Dandy has raised capital through multiple rounds, growing from a seed stage in 2020 through a Series E round closed in January 2026. The most recently reported fundraise with disclosed details was a $95 million Series C round in September 2025 led by General Catalyst, with participation from Greenoaks, Addition, Inspired Capital, and Primary Venture Partners. Other investors across earlier rounds include The General Partnership, Avenir Growth Capital, WndrCo, Human Capital, and Indicator Ventures, among others.

Each funding round typically dilutes existing shareholders by issuing new preferred stock to incoming investors. Preferred shares generally carry special rights, like priority in a liquidation event and sometimes board seats, that common stockholders don’t get. These terms are negotiated privately and recorded in the company’s internal agreements rather than in any public filing. The cumulative effect is that ownership today is split across the co-founders, early employees who received stock options, and the institutional investors listed above.
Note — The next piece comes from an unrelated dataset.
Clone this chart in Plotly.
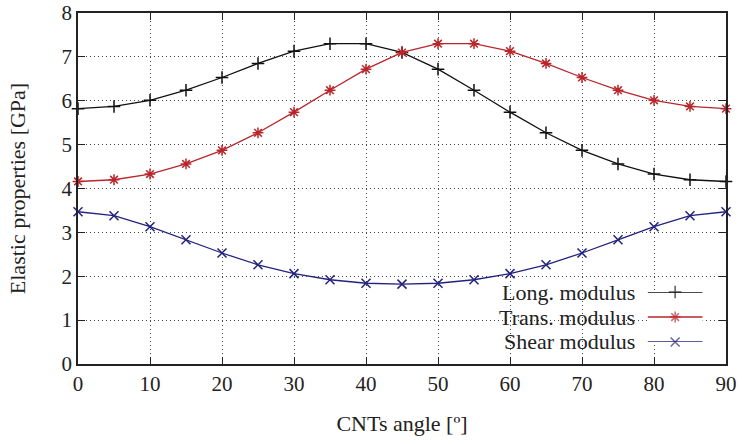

The scale of this backing matters for dental practices that rely on Dandy. Venture-funded companies can invest aggressively in equipment, software, and manufacturing capacity, but they also face pressure to grow revenue quickly and eventually deliver a return to their investors. That dynamic shapes everything from pricing decisions to how the company prioritizes new product development.

Acquisitions

Dandy has used its capital to acquire other companies and expand its capabilities. In December 2025, the company announced the acquisition of Neem, a dental practice management software firm. The deal brought Neem’s product development, user experience design, and engineering team under Dandy’s roof, with the goal of building a more complete chair-to-lab digital ecosystem.3Dandy. Dandy Acquires Neem to Accelerate Digital Innovation in Dentistry Financial terms of the deal were not disclosed. This kind of acquisition is typical for venture-backed companies looking to consolidate their market position. It also shifts Dandy from being purely a lab service into adjacent territory like practice management software, which could change the competitive landscape for existing software providers.
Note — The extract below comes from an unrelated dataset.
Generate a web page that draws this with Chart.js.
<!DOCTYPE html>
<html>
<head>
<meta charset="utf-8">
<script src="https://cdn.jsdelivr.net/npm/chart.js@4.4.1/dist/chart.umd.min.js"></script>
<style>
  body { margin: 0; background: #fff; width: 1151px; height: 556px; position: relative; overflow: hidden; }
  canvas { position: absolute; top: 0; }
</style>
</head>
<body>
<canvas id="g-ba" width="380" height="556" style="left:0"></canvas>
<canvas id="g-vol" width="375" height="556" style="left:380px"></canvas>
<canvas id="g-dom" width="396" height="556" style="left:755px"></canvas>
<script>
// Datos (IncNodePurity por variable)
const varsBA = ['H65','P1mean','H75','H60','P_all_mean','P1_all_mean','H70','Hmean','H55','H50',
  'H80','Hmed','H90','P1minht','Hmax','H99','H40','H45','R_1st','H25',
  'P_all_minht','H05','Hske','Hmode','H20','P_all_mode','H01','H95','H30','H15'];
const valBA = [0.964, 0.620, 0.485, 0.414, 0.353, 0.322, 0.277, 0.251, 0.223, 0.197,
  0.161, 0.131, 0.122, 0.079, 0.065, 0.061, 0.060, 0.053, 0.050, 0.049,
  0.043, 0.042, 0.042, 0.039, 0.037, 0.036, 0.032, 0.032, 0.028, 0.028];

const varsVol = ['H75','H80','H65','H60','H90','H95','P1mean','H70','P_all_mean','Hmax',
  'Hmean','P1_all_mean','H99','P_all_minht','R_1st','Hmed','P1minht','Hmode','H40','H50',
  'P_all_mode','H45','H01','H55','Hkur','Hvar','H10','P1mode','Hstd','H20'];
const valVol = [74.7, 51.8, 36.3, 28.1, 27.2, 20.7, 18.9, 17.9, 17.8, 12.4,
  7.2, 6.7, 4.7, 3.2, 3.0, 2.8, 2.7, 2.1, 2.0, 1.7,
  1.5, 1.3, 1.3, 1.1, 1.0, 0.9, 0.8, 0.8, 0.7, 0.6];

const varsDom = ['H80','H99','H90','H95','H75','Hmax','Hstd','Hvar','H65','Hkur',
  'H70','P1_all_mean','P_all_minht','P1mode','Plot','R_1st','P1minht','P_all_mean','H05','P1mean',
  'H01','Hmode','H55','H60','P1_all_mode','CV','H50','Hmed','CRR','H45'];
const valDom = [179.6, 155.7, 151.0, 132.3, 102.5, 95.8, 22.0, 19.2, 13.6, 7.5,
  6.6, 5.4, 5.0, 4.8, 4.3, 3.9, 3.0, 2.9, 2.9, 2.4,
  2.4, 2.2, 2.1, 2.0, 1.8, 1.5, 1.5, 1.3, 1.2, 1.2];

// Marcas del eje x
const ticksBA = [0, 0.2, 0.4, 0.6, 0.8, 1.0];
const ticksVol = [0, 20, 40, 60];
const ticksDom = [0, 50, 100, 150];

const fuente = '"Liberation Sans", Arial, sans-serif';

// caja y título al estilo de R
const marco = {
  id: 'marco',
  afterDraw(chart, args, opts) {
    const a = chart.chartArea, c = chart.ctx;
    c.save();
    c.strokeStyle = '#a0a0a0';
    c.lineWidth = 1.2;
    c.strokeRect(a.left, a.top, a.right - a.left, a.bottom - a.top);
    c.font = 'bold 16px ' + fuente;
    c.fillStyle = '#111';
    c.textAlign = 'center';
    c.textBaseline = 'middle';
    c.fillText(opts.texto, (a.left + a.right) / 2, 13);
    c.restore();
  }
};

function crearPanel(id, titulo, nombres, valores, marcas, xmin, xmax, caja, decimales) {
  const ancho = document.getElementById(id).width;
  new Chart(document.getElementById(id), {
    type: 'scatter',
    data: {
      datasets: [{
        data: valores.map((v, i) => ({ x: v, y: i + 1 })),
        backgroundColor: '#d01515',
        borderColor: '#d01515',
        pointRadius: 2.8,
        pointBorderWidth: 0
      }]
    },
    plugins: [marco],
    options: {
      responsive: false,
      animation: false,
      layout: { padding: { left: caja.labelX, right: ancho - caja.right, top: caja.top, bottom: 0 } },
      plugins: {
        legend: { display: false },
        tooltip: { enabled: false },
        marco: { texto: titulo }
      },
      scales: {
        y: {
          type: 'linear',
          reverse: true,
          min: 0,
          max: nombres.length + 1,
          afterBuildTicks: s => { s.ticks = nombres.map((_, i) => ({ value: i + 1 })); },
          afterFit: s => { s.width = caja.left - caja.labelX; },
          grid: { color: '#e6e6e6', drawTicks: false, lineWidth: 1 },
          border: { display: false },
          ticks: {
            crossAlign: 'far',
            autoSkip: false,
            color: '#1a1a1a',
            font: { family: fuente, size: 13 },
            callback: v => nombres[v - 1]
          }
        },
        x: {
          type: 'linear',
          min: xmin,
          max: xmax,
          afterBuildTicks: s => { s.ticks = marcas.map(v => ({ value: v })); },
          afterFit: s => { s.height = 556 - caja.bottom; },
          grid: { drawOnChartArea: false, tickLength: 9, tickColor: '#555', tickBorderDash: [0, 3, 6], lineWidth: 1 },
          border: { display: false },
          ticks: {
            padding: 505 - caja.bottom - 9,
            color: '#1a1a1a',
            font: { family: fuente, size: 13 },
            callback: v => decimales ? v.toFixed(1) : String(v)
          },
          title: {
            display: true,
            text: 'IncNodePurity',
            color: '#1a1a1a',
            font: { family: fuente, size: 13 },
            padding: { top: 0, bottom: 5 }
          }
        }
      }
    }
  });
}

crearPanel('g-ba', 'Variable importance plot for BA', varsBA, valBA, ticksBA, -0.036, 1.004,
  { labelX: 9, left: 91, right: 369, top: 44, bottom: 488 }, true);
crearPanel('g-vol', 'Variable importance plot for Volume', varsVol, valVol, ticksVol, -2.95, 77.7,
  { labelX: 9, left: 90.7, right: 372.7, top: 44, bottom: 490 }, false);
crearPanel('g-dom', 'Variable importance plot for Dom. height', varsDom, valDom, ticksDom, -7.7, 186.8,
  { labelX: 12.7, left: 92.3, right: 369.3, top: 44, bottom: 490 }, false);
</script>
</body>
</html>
Private Corporate Structure

Dandy operates as a private corporation, meaning its shares do not trade on any stock exchange and there is no public stock ticker. Ownership changes happen only through private transactions, such as funding rounds or secondary sales where early employees or investors sell their shares to other private buyers. The company’s internal cap table, the master ledger of who owns what, is maintained by the company and its legal counsel rather than filed with any public registry.

This private status gives the leadership team flexibility that publicly traded companies lack. There are no quarterly earnings calls, no obligation to disclose revenue figures, and no short-term pressure from public market investors reacting to a single quarter’s results. The tradeoff is that dental professionals evaluating Dandy as a long-term partner have limited visibility into the company’s financial health. You won’t find audited financial statements or detailed ownership breakdowns in any public database.

Federal Disclosure Rules

The Corporate Transparency Act, passed in 2021, originally would have required most private companies like Dandy to report their beneficial owners to the Financial Crimes Enforcement Network. That requirement no longer applies. As of March 2025, FinCEN issued an interim final rule exempting all U.S.-created entities and their beneficial owners from beneficial ownership reporting obligations.4Financial Crimes Enforcement Network. Beneficial Ownership Information Reporting The Treasury Department confirmed it will not enforce any penalties or fines against domestic companies under the existing or future regulatory framework, narrowing the reporting requirement to foreign entities only.5U.S. Department of the Treasury. Treasury Department Announces Suspension of Enforcement of Corporate Transparency Act Against U.S. Citizens and Domestic Reporting Companies

In practical terms, this means Dandy has no federal obligation to publicly disclose who its beneficial owners are or what percentage each holds. Unless the company voluntarily shares that information, or unless it eventually goes public through an IPO, the precise ownership breakdown will remain confidential. For dental professionals working with Dandy, the key takeaway is straightforward: the company is co-founder-led, backed by well-known venture capital firms, and structured as a private corporation with no near-term obligation to open its books to the public.